## start Supplied information
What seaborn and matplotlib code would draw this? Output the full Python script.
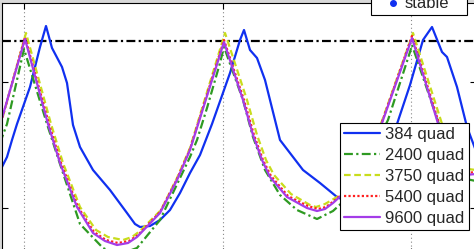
import numpy as np
import pandas as pd
import matplotlib
matplotlib.use("Agg")
import matplotlib.pyplot as plt
from matplotlib.lines import Line2D
import seaborn as sns

sns.set_theme(style="white")
plt.rcParams["font.family"] = ["Liberation Sans", "DejaVu Sans"]

# ---------------- data ----------------
x_384 = [0, 7, 12, 17, 30, 40, 46, 52, 62, 67, 73, 80, 93, 110, 127, 135, 140, 150, 160, 170, 180, 190, 200, 212,
         230, 240, 244, 250, 257, 265, 270, 280, 303, 320, 337, 350, 365, 380, 395, 410, 423, 432, 442, 447, 457, 467, 476]
y_384 = [78, 92, 109, 125, 162, 202, 223, 201, 182, 166, 124, 102, 79, 59, 36, 25, 22, 23, 29, 39, 56, 76, 94, 125,
         176, 209, 219, 199, 191, 169, 149, 109, 79, 66, 52, 46, 59, 84, 119, 164, 209, 222, 197, 192, 162, 122, 98]

x_2400 = [0, 7, 24, 47, 60, 80, 103, 118, 137, 160, 190, 197, 207, 220, 224, 243, 253, 265, 280, 297, 317, 333, 345,
          360, 388, 410, 412, 441, 456, 466, 476]
y_2400 = [106, 125, 200, 125, 85, 25, 1, -6, 1, 29, 92, 109, 141, 186, 202, 149, 112, 79, 54, 39, 30, 38, 49,
          72, 129, 197, 204, 119, 82, 70, 68]

x_3750 = [0, 26, 51, 63, 80, 96, 108, 123, 132, 140, 161, 177, 190, 225, 247, 257, 266, 274, 291, 310, 316, 325, 337,
          348, 361, 382, 413, 443, 458, 468, 476]
y_3750 = [122, 216, 125, 86, 42, 19, 12, 9, 12, 18, 39, 71, 101, 216, 149, 114, 89, 74, 55, 44, 42, 45, 52,
          61, 84, 128, 216, 122, 87, 80, 79]

x_5400 = [0, 25, 49, 61, 78, 94, 106, 118, 129, 138, 160, 177, 190, 224, 244, 254, 263, 271, 288, 308, 318, 326, 334,
          345, 360, 382, 412, 441, 456, 466, 476]
y_5400 = [123, 212, 125, 86, 42, 17, 9, 6, 8, 14, 37, 70, 100, 209, 149, 114, 89, 73, 53, 43, 40, 42, 48,
          58, 82, 127, 213, 119, 85, 76, 77]

x_9600 = [0, 25, 48, 60, 77, 93, 105, 117, 128, 137, 160, 177, 190, 224, 243, 253, 262, 270, 287, 307, 317, 325, 333,
          345, 360, 382, 412, 440, 455, 465, 476]
y_9600 = [124, 210, 125, 86, 42, 16, 8, 4, 6, 12, 36, 69, 99, 207, 149, 114, 89, 72, 52, 41, 38, 40, 46,
          57, 81, 126, 211, 119, 84, 74, 75]

labels = ["384 quad", "2400 quad", "3750 quad", "5400 quad", "9600 quad"]
stable_label = "stable"
stable_level = 208
x_ticks = [24, 223, 411]
y_ticks = [41, 167]

series = [(x_384, y_384), (x_2400, y_2400), (x_3750, y_3750), (x_5400, y_5400), (x_9600, y_9600)]
colors = ["#1030f0", "#2e9a22", "#c8dc1c", "#ff2020", "#a43ce8"]
styles = ["-", (0, (4, 1.5, 1, 1.5)), (0, (3, 1.6)), (0, (1, 1)), "-"]

# ---------------- figure ----------------
W, H = 474, 249
fig = plt.figure(figsize=(W / 100, H / 100), dpi=100, facecolor="#d9d9d9")
ax = fig.add_axes([2 / W, -5 / H, 474 / W, 251 / H])
ax.set_facecolor("white")

for (xs, ys), lab, c, ls in zip(series, labels, colors, styles):
    df = pd.DataFrame({"x": xs, "y": ys})
    sns.lineplot(data=df, x="x", y="y", ax=ax, color=c, linestyle=ls, lw=1.6,
                 label=lab, estimator=None, sort=False, legend=False)

ax.axhline(stable_level, color="black", lw=1.6, linestyle=(0, (4, 1.5, 1, 1.5)), zorder=1)

ax.set_xlim(2, 476)
ax.set_ylim(-5, 246)
ax.set_xticks(x_ticks)
ax.set_yticks(y_ticks)
ax.tick_params(direction="in", length=4, width=0.8, color="black",
               top=True, bottom=True, left=True, right=True,
               labelbottom=False, labelleft=False)
ax.set_xlabel("")
ax.set_ylabel("")
ax.grid(axis="x", color="#888888", linestyle=(0, (1, 2.5)), lw=0.8)
ax.grid(axis="y", visible=False)
for s in ax.spines.values():
    s.set_color("black")
    s.set_linewidth(0.8)

handles = [Line2D([], [], color=c, linestyle=ls, lw=1.6) for c, ls in zip(colors, styles)]
leg = ax.legend(handles, labels, loc="lower right", bbox_to_anchor=(0.985, 0.0956),
                fontsize=12, frameon=True, fancybox=False, framealpha=1, edgecolor="black",
                handlelength=2.2, handletextpad=0.3, labelspacing=0.36, borderpad=0.25,
                borderaxespad=0)
leg.get_frame().set_linewidth(0.8)
ax.add_artist(leg)

h_stable = Line2D([], [], color="#1030f0", marker=".", linestyle="none", markersize=8)
x0 = (371 - 2) / 474
w = (467 - 371) / 474
leg2 = ax.legend([h_stable], [stable_label], loc="lower left", bbox_to_anchor=(x0, 0.953, w, 0.1),
                 mode="expand", fontsize=12, frameon=True, fancybox=False, framealpha=1,
                 edgecolor="black", handlelength=2.2, handletextpad=-0.4, borderpad=0.2,
                 borderaxespad=0)
leg2.get_frame().set_linewidth(0.8)

fig.savefig("out.png", dpi=100, facecolor=fig.get_facecolor())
## end Supplied information
» **Task**: Copy every line of the data word for word, omitting the images.

» **Solved exercise**:
What seaborn and matplotlib code would draw this? Output the full Python script.
import numpy as np
import pandas as pd
import matplotlib
matplotlib.use("Agg")
import matplotlib.pyplot as plt
from matplotlib.lines import Line2D
import seaborn as sns

sns.set_theme(style="white")
plt.rcParams["font.family"] = ["Liberation Sans", "DejaVu Sans"]

# ---------------- data ----------------
x_384 = [0, 7, 12, 17, 30, 40, 46, 52, 62, 67, 73, 80, 93, 110, 127, 135, 140, 150, 160, 170, 180, 190, 200, 212,
         230, 240, 244, 250, 257, 265, 270, 280, 303, 320, 337, 350, 365, 380, 395, 410, 423, 432, 442, 447, 457, 467, 476]
y_384 = [78, 92, 109, 125, 162, 202, 223, 201, 182, 166, 124, 102, 79, 59, 36, 25, 22, 23, 29, 39, 56, 76, 94, 125,
         176, 209, 219, 199, 191, 169, 149, 109, 79, 66, 52, 46, 59, 84, 119, 164, 209, 222, 197, 192, 162, 122, 98]

x_2400 = [0, 7, 24, 47, 60, 80, 103, 118, 137, 160, 190, 197, 207, 220, 224, 243, 253, 265, 280, 297, 317, 333, 345,
          360, 388, 410, 412, 441, 456, 466, 476]
y_2400 = [106, 125, 200, 125, 85, 25, 1, -6, 1, 29, 92, 109, 141, 186, 202, 149, 112, 79, 54, 39, 30, 38, 49,
          72, 129, 197, 204, 119, 82, 70, 68]

x_3750 = [0, 26, 51, 63, 80, 96, 108, 123, 132, 140, 161, 177, 190, 225, 247, 257, 266, 274, 291, 310, 316, 325, 337,
          348, 361, 382, 413, 443, 458, 468, 476]
y_3750 = [122, 216, 125, 86, 42, 19, 12, 9, 12, 18, 39, 71, 101, 216, 149, 114, 89, 74, 55, 44, 42, 45, 52,
          61, 84, 128, 216, 122, 87, 80, 79]

x_5400 = [0, 25, 49, 61, 78, 94, 106, 118, 129, 138, 160, 177, 190, 224, 244, 254, 263, 271, 288, 308, 318, 326, 334,
          345, 360, 382, 412, 441, 456, 466, 476]
y_5400 = [123, 212, 125, 86, 42, 17, 9, 6, 8, 14, 37, 70, 100, 209, 149, 114, 89, 73, 53, 43, 40, 42, 48,
          58, 82, 127, 213, 119, 85, 76, 77]

x_9600 = [0, 25, 48, 60, 77, 93, 105, 117, 128, 137, 160, 177, 190, 224, 243, 253, 262, 270, 287, 307, 317, 325, 333,
          345, 360, 382, 412, 440, 455, 465, 476]
y_9600 = [124, 210, 125, 86, 42, 16, 8, 4, 6, 12, 36, 69, 99, 207, 149, 114, 89, 72, 52, 41, 38, 40, 46,
          57, 81, 126, 211, 119, 84, 74, 75]

labels = ["384 quad", "2400 quad", "3750 quad", "5400 quad", "9600 quad"]
stable_label = "stable"
stable_level = 208
x_ticks = [24, 223, 411]
y_ticks = [41, 167]

series = [(x_384, y_384), (x_2400, y_2400), (x_3750, y_3750), (x_5400, y_5400), (x_9600, y_9600)]
colors = ["#1030f0", "#2e9a22", "#c8dc1c", "#ff2020", "#a43ce8"]
styles = ["-", (0, (4, 1.5, 1, 1.5)), (0, (3, 1.6)), (0, (1, 1)), "-"]

# ---------------- figure ----------------
W, H = 474, 249
fig = plt.figure(figsize=(W / 100, H / 100), dpi=100, facecolor="#d9d9d9")
ax = fig.add_axes([2 / W, -5 / H, 474 / W, 251 / H])
ax.set_facecolor("white")

for (xs, ys), lab, c, ls in zip(series, labels, colors, styles):
    df = pd.DataFrame({"x": xs, "y": ys})
    sns.lineplot(data=df, x="x", y="y", ax=ax, color=c, linestyle=ls, lw=1.6,
                 label=lab, estimator=None, sort=False, legend=False)

ax.axhline(stable_level, color="black", lw=1.6, linestyle=(0, (4, 1.5, 1, 1.5)), zorder=1)

ax.set_xlim(2, 476)
ax.set_ylim(-5, 246)
ax.set_xticks(x_ticks)
ax.set_yticks(y_ticks)
ax.tick_params(direction="in", length=4, width=0.8, color="black",
               top=True, bottom=True, left=True, right=True,
               labelbottom=False, labelleft=False)
ax.set_xlabel("")
ax.set_ylabel("")
ax.grid(axis="x", color="#888888", linestyle=(0, (1, 2.5)), lw=0.8)
ax.grid(axis="y", visible=False)
for s in ax.spines.values():
    s.set_color("black")
    s.set_linewidth(0.8)

handles = [Line2D([], [], color=c, linestyle=ls, lw=1.6) for c, ls in zip(colors, styles)]
leg = ax.legend(handles, labels, loc="lower right", bbox_to_anchor=(0.985, 0.0956),
                fontsize=12, frameon=True, fancybox=False, framealpha=1, edgecolor="black",
                handlelength=2.2, handletextpad=0.3, labelspacing=0.36, borderpad=0.25,
                borderaxespad=0)
leg.get_frame().set_linewidth(0.8)
ax.add_artist(leg)

h_stable = Line2D([], [], color="#1030f0", marker=".", linestyle="none", markersize=8)
x0 = (371 - 2) / 474
w = (467 - 371) / 474
leg2 = ax.legend([h_stable], [stable_label], loc="lower left", bbox_to_anchor=(x0, 0.953, w, 0.1),
                 mode="expand", fontsize=12, frameon=True, fancybox=False, framealpha=1,
                 edgecolor="black", handlelength=2.2, handletextpad=-0.4, borderpad=0.2,
                 borderaxespad=0)
leg2.get_frame().set_linewidth(0.8)

fig.savefig("out.png", dpi=100, facecolor=fig.get_facecolor())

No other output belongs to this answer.